Если так трудно было достать хорошего учителя в Москве, то каковы же должны были быть наставники в провинциальных городах и в отдаленных имениях помещиков, куда затащить их было весьма трудно. Туда шли люди совершенно незнакомые с воспитанием, невежды в науке, а главное безнравственные и антирелигиозные, расшатывавшие русскую семью и вносившие в нее безверие и разврат.

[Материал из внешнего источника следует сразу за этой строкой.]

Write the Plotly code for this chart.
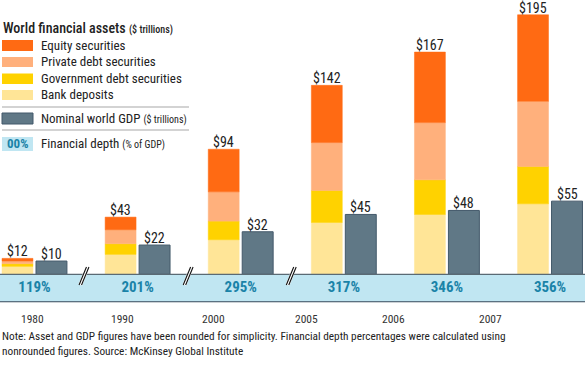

Вспоминая свое воспитание и сравнивая его с тем, которое давалось в начале настоящего столетия, граф Александр Романович Воронцов говорит, что хотя в его время воспитание и не было столь дорогое и блестящее, но имело много хорошего. Тогда не относились с пренебрежением к русским нравам и русскому языку, который не входил в план воспитания в начале XIX века. «Можно сказать, пишет гр. Воронцов [100], что Россия единственная страна, где пренебрегают изучением своего родного языка, и все то, что относится к родной стране, чуждо настоящему поколению. Лицо с претензией на просвещение в Петербурге и в Москве заботится научить своих детей по-французски, окружает их иностранцами, нанимает для них за дорогую цену учителей танцев и музыки и не поучает их отечественному языку, так что это прекрасное и дорогое воспитание ведет к совершенному невежеству относительно своей страны, к равнодушию, может быть даже презрению к той стране, с которой связано собственное существование, и к привязанности ко всему тому, что касается чужих нравов и стран, в особенности же Франции».